Vers une hyper présidentialisation
Cette période de transition ne bénéficie pas aux 2,4 millions de gabonais dont un tiers vit sous le seuil de pauvreté selon la Banque mondiale. « Environ 8,2 % de la population vit dans l’extrême pauvreté et n’a pas les moyens d’acquérir les denrées alimentaires de base pour couvrir ses besoins nutritionnels minimaux de 2 100 kilocalories (kcal) par personne et par jour», précise le rapport publié en mars 2020. Or l’opposition s’inquiète des potentielles dérives qui pourraient surgir à la suite de ces travaux inclusifs. Ce dialogue, qui n’est pas public, mais dont une petite partie a fuité dans la presse, préconise par exemple la suppression du poste de Premier ministre ainsi que la suppression de tous les partis politiques légalement reconnus. Cela, dans l’attente de l’établissement de nouvelles règles régissant leur fonctionnement. Avec le risque de déboucher sur un régime hyper-présidentiel. La charte de la transition précise que les cadres des institutions de transition ne pourront pas se présenter à la prochaine présidentielle mais… sans qu’une mention particulière ne soit faite sur la situation du général Oligui. .
En plus du boulevard constitutionnel que pourrait s’offrir le général, l’opposition dénonce également un début de culte de la personnalité du président de transition à la télévision pour préparer les prochaines élections. « L’optimisme béat des premières semaines cède désormais à un scepticisme profond, révélant l’absence de corrélation entre les promesses de restauration des institutions affichées et l’orientation despotique de la junte », dénonce la Fondation Jean Jaurès dans sa note.
Des conséquences qui pèsent sur le développement du pays
Cette instabilité n’encourage pas le développement économique au service des Gabonais. « Le risque d’instabilité demeure et la confiance des investisseurs reste fragile , ce qui pourrait avoir un impact négatif sur les perspectives économiques du pays », souligne la Banque mondiale. Une des premières promesses du général Brice Oligui Nguema après son coup d’Etat a été de placer sous gestion du secteur privé les caisses de retraite et de maladie. L’objectif était de « mettre fin aux souffrances » des usagers qui attendent, certains depuis plusieurs années, leur pension de retraite. Cette impatience stimule le germe d’une grogne sociale. Ainsi, en décembre dernier, une grève a éclaté à la Société d’énergie et d’eau du Gabon (SEEG).
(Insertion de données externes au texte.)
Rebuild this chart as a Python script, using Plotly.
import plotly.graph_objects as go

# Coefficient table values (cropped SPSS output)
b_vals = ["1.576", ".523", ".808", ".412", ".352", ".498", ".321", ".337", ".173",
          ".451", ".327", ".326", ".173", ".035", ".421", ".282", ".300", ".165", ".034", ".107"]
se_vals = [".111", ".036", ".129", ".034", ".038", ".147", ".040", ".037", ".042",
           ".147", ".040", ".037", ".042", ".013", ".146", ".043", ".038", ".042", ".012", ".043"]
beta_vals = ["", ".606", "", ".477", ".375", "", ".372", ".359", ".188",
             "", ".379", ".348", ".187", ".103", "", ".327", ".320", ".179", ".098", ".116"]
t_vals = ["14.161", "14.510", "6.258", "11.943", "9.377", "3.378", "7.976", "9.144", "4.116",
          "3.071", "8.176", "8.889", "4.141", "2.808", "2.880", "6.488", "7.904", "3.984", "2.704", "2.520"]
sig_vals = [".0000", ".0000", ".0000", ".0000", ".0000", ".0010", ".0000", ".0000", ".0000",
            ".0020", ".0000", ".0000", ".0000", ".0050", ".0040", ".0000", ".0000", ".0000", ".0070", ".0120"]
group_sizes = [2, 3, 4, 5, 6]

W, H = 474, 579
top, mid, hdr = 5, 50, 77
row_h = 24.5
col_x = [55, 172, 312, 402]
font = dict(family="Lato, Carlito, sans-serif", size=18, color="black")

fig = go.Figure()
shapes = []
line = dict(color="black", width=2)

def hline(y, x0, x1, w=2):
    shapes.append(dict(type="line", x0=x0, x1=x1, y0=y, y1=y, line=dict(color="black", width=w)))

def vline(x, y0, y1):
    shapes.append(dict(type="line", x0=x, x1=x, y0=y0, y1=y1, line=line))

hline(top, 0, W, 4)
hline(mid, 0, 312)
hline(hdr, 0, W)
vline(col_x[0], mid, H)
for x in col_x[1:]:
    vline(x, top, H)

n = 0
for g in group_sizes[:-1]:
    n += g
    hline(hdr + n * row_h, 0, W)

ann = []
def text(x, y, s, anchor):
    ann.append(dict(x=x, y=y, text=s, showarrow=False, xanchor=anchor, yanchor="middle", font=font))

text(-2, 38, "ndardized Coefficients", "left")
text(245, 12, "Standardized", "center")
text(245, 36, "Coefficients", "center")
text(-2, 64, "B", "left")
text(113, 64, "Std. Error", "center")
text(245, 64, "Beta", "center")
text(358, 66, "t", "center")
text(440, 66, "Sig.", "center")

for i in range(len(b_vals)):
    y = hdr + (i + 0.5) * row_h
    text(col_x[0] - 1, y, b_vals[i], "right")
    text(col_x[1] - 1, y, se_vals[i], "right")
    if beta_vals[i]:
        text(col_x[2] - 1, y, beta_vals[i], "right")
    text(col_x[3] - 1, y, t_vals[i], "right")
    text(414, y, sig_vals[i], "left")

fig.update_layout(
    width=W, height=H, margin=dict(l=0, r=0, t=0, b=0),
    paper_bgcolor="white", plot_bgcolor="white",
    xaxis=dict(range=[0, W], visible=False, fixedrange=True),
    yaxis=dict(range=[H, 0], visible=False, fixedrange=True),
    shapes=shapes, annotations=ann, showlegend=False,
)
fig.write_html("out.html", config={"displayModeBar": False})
Les syndicalistes demandaient le paiement de leur 13e mois. Arrêtés et détenus durant trois jours par les services de renseignements militaires, les huit syndicalistes dont deux femmes ont eu un interrogatoire musclé et sont sortis le crâne rasé.
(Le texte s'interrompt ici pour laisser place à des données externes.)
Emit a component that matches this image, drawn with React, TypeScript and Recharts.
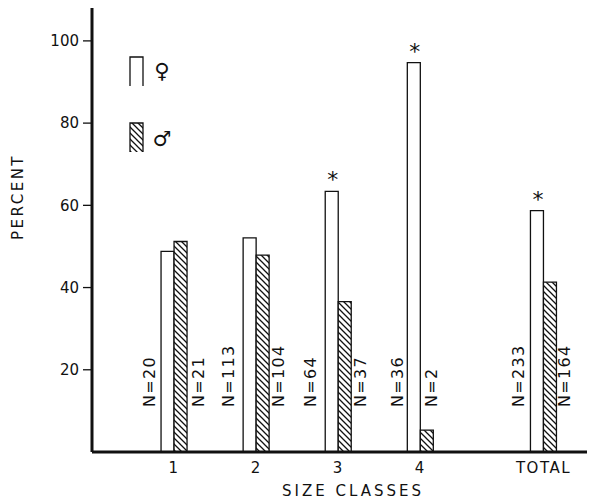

Pourtant, les défis de ce pays sont immenses, à commencer par sa jeunesse qui représente plus de la moitié de la population. Manganèse, pétrole, gaz, fer, bois : le Gabon est l’un des pays les plus riches du continent africain par habitant. Le secteur des hydrocarbures représentait en 2019 près de la moitié du PIB du pays. Mais cette manne ne profite que peu au développement du pays qui manque cruellement d’infrastructures comme dans le secteur de la santé, de l’éducation ou de transport. L’isolement politique relatif du pays, suspendu jusqu’en mars 2024 des instances de la Communauté économique des Etats de l’Afrique centrale (CEEAC), n’aide pas Libreville à s’extraire de cette situation. Une « transition démocratique » qui inquiète plus qu’elle ne rassure la population et les investisseurs internationaux qui voient d’un mauvais œil la tendance qui se dessine.